> DATA
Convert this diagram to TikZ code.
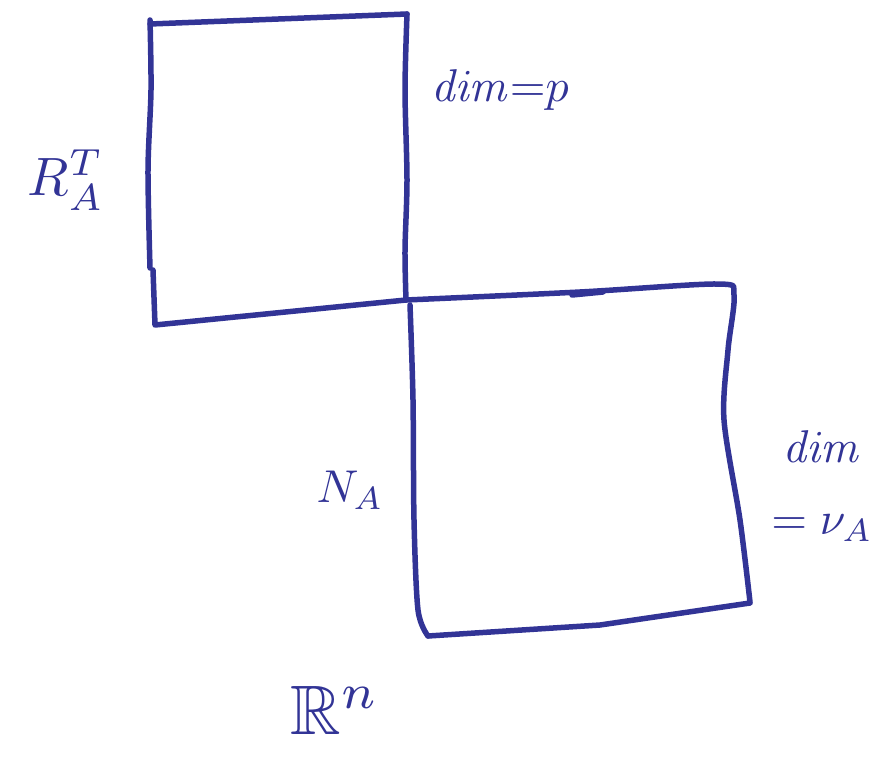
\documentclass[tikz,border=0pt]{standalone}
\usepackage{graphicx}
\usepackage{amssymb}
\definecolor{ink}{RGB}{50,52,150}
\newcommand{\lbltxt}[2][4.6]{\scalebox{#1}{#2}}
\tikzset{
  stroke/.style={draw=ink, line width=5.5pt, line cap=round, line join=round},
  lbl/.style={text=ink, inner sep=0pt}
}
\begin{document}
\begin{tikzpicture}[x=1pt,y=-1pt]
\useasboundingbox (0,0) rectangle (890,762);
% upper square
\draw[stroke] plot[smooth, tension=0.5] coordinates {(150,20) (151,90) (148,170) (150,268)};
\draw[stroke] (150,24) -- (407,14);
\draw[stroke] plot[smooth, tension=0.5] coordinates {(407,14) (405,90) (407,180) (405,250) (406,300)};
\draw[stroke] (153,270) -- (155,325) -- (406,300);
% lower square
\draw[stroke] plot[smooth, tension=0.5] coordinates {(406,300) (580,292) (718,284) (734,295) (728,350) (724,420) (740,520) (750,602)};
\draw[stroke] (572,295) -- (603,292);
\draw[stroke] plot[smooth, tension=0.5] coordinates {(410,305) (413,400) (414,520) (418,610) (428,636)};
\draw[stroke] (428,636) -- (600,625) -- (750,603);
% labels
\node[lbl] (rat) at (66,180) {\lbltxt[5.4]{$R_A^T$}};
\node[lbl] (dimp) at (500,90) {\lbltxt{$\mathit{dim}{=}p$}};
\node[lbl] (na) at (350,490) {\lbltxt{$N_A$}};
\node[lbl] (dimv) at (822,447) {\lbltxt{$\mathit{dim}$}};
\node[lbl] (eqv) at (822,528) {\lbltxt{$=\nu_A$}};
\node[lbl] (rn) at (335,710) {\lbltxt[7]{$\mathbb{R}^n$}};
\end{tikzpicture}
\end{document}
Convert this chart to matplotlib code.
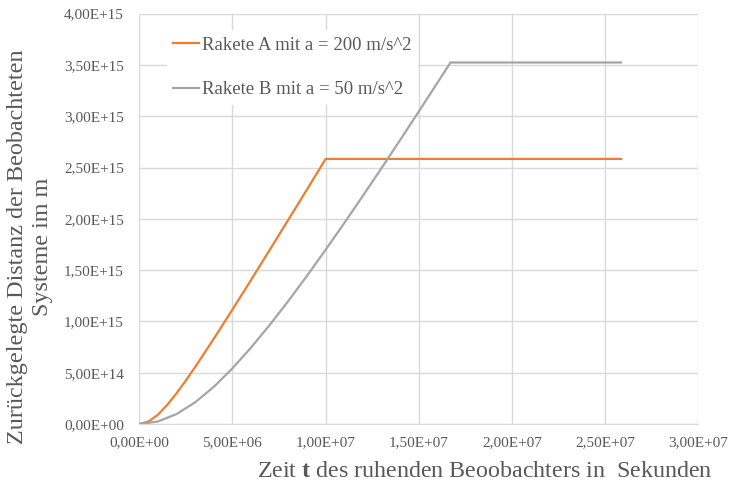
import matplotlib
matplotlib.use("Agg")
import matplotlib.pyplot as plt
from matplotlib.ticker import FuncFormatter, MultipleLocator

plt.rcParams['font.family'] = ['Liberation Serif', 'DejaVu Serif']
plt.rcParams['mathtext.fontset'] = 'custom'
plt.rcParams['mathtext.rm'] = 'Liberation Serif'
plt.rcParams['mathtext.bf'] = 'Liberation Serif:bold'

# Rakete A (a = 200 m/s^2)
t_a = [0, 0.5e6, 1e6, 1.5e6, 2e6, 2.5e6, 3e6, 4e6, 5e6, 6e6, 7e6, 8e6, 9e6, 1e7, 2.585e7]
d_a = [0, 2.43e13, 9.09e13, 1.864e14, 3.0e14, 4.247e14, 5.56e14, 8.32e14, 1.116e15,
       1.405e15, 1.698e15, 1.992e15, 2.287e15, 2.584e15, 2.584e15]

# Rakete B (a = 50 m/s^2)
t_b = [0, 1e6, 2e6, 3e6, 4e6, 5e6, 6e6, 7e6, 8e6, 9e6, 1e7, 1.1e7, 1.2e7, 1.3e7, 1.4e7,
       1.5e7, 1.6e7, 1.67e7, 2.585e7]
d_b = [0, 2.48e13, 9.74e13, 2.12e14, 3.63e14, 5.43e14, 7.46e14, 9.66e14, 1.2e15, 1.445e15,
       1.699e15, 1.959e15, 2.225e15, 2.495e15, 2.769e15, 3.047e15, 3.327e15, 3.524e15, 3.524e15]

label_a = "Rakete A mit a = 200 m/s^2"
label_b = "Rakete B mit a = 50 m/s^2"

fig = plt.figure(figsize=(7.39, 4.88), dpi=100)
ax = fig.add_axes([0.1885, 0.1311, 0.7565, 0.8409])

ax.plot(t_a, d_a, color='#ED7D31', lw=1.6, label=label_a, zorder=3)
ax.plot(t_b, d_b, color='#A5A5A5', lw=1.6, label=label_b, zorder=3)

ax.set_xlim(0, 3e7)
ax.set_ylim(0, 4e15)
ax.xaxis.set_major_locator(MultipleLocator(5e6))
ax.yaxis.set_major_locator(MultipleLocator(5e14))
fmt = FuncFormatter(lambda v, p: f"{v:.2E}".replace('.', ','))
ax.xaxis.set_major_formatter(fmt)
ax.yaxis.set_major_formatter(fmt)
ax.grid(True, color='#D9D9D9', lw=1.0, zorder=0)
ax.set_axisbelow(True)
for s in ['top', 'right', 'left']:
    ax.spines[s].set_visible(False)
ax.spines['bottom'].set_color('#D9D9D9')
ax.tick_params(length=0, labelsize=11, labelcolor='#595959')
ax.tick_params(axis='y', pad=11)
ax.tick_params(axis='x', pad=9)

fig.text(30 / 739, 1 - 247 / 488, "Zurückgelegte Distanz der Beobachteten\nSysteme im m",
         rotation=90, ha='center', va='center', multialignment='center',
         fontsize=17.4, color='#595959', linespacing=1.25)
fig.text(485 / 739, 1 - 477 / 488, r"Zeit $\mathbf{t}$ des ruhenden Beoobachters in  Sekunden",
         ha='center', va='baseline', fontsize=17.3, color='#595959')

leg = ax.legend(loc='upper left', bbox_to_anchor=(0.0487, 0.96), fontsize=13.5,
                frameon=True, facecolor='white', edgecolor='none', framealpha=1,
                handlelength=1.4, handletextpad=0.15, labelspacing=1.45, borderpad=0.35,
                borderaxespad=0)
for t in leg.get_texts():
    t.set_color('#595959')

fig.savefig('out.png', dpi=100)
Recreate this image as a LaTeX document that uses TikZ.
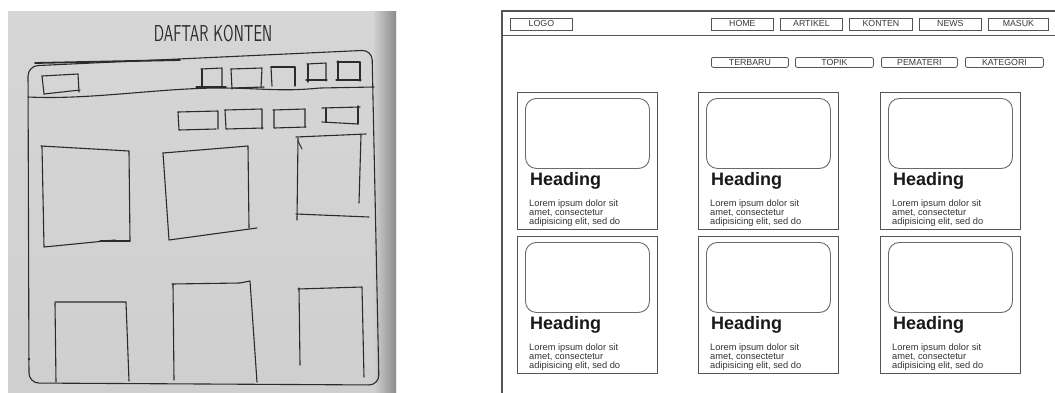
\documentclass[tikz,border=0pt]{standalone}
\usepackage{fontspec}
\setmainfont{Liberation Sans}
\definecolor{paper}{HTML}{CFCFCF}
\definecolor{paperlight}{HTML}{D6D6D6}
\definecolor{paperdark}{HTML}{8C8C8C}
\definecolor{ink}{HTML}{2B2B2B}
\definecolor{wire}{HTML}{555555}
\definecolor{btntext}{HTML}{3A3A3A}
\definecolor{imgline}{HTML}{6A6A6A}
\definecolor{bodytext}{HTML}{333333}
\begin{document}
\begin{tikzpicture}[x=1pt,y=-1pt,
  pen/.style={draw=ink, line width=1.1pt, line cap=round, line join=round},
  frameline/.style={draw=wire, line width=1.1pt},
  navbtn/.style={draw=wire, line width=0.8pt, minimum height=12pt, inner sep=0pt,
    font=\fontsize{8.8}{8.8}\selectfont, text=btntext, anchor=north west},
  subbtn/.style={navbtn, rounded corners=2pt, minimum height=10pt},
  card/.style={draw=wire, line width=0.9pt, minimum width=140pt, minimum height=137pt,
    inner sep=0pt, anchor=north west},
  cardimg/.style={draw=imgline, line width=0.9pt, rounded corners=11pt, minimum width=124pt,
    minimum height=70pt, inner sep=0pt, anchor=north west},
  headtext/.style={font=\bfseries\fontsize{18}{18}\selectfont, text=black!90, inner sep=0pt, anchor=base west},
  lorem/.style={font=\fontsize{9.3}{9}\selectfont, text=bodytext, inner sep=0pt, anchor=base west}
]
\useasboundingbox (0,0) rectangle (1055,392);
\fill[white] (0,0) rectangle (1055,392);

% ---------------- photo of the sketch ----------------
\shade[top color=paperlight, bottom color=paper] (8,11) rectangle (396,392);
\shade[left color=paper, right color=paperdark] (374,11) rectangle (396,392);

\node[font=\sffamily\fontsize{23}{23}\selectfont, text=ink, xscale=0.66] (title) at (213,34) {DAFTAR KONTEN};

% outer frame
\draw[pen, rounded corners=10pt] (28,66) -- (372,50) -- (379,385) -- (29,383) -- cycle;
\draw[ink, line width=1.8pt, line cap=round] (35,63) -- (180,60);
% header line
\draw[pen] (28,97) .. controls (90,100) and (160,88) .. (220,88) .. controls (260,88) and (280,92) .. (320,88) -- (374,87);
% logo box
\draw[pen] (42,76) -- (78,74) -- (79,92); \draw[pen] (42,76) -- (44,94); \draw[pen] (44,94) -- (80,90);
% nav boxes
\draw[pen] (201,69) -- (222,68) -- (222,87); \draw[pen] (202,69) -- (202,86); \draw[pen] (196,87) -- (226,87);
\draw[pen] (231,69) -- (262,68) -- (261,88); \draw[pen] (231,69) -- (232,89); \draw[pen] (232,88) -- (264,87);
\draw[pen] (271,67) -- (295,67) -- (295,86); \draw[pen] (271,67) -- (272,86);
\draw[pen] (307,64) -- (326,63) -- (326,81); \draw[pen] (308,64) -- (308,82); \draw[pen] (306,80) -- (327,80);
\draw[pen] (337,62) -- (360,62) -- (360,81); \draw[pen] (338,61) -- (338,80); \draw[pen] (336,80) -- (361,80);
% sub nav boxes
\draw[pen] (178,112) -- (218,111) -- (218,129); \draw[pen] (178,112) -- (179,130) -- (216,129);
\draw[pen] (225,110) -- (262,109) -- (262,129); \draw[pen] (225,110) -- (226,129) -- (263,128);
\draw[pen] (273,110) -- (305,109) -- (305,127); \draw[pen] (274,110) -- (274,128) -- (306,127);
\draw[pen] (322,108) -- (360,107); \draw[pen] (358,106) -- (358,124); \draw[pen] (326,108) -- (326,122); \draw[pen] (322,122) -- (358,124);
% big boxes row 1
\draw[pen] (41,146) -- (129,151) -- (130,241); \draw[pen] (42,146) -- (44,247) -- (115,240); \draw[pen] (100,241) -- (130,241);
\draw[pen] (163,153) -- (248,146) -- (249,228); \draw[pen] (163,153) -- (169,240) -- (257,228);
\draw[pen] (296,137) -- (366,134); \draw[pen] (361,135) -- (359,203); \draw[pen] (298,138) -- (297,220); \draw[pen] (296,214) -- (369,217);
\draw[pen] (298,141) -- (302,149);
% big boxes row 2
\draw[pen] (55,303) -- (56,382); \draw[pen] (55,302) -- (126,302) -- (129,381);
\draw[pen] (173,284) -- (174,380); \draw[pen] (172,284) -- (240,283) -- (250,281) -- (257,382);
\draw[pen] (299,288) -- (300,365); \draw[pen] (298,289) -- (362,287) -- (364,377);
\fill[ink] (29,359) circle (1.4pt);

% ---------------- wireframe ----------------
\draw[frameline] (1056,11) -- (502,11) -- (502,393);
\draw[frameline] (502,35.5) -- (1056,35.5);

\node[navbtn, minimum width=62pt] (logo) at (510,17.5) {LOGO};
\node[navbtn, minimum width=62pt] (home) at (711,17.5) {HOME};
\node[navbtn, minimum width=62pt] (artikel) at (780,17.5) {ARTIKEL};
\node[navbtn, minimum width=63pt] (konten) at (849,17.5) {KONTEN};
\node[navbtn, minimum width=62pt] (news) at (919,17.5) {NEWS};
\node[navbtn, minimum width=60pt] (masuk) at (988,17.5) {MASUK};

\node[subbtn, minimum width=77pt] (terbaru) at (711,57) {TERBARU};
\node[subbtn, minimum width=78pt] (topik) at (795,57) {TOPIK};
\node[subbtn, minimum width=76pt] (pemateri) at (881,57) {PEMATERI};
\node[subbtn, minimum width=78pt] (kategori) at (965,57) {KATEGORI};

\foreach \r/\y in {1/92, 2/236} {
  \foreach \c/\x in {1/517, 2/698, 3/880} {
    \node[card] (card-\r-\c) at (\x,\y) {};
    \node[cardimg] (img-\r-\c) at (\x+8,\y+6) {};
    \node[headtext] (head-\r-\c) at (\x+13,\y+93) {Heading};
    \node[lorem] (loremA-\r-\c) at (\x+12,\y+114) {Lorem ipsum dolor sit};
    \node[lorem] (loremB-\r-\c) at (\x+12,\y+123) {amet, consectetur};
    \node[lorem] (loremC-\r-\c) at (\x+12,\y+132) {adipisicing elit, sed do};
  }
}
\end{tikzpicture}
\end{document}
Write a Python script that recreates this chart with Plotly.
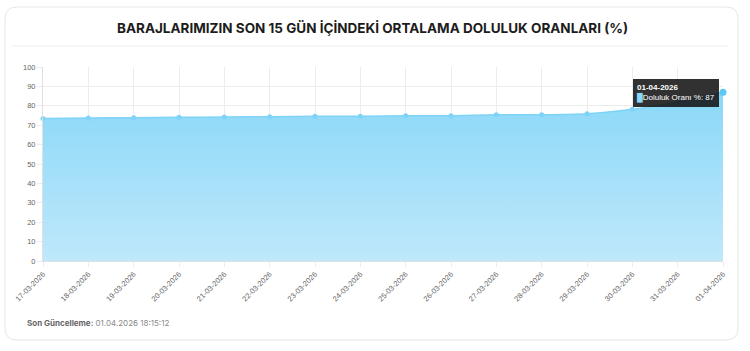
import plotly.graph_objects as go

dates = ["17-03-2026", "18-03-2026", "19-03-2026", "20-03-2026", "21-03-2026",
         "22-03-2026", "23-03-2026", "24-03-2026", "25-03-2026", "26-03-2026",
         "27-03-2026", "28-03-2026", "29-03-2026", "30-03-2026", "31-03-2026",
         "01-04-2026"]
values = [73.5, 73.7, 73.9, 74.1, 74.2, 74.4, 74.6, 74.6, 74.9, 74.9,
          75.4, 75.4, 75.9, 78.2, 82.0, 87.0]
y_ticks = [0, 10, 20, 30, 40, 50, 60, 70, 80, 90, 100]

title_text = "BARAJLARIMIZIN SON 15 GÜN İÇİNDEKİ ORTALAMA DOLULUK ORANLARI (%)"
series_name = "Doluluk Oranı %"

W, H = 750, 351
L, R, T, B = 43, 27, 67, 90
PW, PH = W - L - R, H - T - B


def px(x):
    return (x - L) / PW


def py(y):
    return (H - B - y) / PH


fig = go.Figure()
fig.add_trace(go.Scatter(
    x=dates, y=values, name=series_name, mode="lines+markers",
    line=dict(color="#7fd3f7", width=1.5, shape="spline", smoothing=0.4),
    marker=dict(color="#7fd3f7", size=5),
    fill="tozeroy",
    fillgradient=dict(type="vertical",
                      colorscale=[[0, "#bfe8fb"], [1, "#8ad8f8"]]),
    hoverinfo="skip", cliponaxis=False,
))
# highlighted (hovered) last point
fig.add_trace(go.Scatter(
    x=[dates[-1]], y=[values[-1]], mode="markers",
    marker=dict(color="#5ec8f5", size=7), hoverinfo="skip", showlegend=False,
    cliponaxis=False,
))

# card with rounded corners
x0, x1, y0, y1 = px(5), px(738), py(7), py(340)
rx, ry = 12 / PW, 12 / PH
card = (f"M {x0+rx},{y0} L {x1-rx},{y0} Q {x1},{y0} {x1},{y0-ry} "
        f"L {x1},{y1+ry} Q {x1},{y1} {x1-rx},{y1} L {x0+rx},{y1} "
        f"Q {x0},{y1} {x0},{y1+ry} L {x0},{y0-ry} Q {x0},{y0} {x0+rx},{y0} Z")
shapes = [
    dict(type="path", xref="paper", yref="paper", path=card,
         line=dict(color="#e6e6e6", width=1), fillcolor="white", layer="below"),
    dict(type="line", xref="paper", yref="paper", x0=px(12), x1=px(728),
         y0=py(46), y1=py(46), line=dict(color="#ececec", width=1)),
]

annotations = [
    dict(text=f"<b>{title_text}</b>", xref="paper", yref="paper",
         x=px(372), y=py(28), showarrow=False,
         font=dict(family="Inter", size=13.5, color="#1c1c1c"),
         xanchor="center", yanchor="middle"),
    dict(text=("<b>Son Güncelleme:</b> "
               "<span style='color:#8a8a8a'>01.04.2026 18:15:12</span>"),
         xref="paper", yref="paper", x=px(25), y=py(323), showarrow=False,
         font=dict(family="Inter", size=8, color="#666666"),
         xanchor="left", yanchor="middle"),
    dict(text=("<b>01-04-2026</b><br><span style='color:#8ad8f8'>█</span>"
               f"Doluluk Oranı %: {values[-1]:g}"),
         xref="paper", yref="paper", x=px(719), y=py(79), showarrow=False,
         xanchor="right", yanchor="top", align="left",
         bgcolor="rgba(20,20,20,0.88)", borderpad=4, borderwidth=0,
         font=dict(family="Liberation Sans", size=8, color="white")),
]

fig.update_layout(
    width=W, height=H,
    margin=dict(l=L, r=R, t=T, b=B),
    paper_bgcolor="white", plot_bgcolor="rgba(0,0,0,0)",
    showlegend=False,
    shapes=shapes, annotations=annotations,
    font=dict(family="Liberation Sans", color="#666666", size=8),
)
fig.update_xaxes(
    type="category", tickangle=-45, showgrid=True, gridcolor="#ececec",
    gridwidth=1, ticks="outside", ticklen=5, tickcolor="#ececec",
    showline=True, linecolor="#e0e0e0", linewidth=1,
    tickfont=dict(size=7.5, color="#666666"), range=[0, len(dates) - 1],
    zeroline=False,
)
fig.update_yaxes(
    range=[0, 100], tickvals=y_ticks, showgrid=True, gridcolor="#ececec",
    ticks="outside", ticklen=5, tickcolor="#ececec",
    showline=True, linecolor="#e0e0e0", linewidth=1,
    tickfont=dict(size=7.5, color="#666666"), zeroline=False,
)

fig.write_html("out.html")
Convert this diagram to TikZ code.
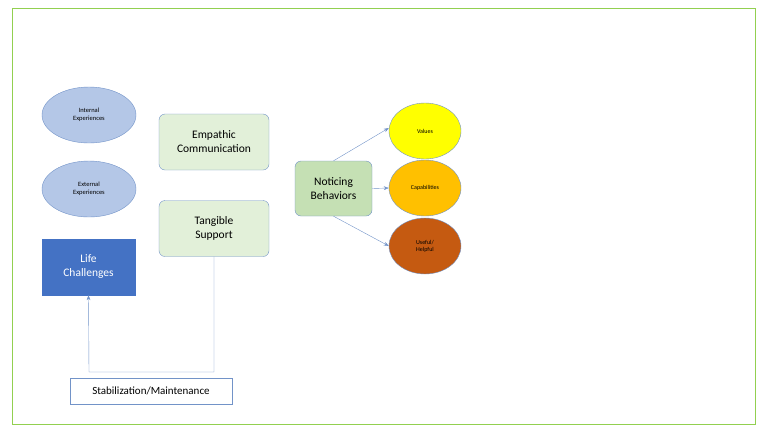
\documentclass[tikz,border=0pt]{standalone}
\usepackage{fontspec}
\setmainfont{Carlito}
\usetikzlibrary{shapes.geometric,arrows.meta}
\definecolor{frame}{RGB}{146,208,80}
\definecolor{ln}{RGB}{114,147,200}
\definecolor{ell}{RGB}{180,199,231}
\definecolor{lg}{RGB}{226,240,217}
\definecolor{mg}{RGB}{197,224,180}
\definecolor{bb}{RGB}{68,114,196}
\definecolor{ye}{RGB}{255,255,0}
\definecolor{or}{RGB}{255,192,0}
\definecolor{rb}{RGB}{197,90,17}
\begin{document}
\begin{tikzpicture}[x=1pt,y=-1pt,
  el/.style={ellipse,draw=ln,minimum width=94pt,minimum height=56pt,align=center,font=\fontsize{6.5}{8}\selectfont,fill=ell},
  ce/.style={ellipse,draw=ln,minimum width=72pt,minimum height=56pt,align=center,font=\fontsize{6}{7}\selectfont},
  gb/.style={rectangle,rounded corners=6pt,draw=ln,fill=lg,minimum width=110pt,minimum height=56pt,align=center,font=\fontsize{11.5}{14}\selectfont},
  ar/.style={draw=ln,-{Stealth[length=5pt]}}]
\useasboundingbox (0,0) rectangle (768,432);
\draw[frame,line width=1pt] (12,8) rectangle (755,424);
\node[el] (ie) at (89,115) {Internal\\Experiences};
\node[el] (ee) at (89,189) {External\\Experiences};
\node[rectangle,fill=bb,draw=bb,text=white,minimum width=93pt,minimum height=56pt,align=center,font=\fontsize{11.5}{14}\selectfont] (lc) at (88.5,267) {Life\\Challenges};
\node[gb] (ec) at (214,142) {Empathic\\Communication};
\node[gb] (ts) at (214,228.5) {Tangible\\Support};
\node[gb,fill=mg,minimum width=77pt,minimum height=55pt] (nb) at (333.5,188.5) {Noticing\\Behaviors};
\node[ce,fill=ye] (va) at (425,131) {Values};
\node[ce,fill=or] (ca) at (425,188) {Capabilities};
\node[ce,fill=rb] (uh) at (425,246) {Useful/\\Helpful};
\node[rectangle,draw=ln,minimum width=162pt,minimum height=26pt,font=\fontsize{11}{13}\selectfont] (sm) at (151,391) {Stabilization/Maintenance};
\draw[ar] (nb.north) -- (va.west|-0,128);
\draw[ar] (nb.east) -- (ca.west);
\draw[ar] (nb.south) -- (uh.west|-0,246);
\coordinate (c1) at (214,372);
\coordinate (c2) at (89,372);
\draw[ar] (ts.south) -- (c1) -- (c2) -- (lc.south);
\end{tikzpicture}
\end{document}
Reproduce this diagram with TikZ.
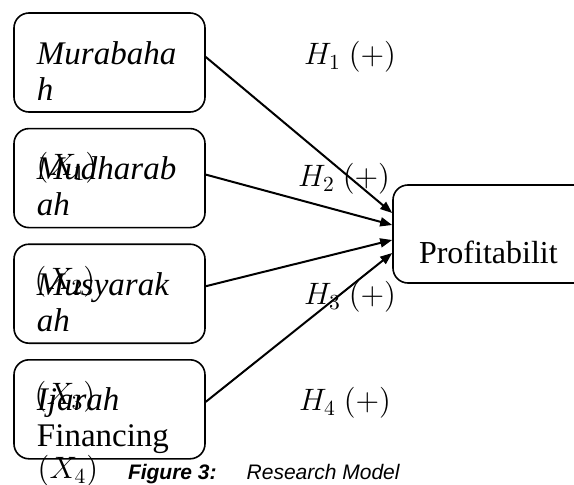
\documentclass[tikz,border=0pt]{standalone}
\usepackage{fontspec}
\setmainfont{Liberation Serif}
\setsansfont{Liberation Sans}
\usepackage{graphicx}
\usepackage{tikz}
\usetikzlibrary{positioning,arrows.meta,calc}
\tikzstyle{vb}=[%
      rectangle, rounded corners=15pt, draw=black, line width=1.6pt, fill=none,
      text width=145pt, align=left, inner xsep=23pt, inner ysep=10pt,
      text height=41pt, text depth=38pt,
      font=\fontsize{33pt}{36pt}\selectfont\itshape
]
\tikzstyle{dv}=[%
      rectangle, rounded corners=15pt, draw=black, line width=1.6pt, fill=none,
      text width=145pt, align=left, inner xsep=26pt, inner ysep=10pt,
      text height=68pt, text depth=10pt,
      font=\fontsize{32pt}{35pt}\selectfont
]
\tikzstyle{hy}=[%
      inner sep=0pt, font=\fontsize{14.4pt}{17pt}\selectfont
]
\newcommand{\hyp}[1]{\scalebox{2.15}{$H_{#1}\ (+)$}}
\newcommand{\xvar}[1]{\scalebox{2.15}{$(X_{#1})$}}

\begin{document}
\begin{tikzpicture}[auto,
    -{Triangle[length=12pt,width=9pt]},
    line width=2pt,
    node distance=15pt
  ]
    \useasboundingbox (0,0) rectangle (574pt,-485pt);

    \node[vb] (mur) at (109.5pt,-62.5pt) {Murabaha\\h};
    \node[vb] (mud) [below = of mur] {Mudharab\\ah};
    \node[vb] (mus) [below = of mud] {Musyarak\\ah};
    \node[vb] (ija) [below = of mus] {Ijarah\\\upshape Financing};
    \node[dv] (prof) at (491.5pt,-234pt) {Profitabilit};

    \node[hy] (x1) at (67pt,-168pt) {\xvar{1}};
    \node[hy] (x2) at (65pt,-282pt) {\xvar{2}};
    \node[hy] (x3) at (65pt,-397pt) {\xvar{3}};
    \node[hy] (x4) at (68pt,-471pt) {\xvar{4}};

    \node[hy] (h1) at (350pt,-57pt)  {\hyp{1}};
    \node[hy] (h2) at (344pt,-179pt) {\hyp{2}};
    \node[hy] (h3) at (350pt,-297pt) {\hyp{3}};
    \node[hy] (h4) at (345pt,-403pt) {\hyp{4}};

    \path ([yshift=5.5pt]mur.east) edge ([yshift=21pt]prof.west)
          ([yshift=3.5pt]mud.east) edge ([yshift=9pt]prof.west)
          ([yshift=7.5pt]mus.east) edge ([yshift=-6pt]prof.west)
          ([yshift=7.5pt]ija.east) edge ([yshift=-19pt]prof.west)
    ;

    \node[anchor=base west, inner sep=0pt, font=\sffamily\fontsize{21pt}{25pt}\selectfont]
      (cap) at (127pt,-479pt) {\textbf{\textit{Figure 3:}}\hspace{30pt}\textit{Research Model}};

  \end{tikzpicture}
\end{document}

> JOB
Give back exactly the lines from the one that holds "Convert this chart to matplotlib code." to the one that holds "1.405e15, 1.698e15, 1.992e15, 2.287e15, 2.584e15, 2.584e15]", with both ends and without the images.

> THE OUTPUT
Convert this chart to matplotlib code.
import matplotlib
matplotlib.use("Agg")
import matplotlib.pyplot as plt
from matplotlib.ticker import FuncFormatter, MultipleLocator

plt.rcParams['font.family'] = ['Liberation Serif', 'DejaVu Serif']
plt.rcParams['mathtext.fontset'] = 'custom'
plt.rcParams['mathtext.rm'] = 'Liberation Serif'
plt.rcParams['mathtext.bf'] = 'Liberation Serif:bold'

# Rakete A (a = 200 m/s^2)
t_a = [0, 0.5e6, 1e6, 1.5e6, 2e6, 2.5e6, 3e6, 4e6, 5e6, 6e6, 7e6, 8e6, 9e6, 1e7, 2.585e7]
d_a = [0, 2.43e13, 9.09e13, 1.864e14, 3.0e14, 4.247e14, 5.56e14, 8.32e14, 1.116e15,
       1.405e15, 1.698e15, 1.992e15, 2.287e15, 2.584e15, 2.584e15]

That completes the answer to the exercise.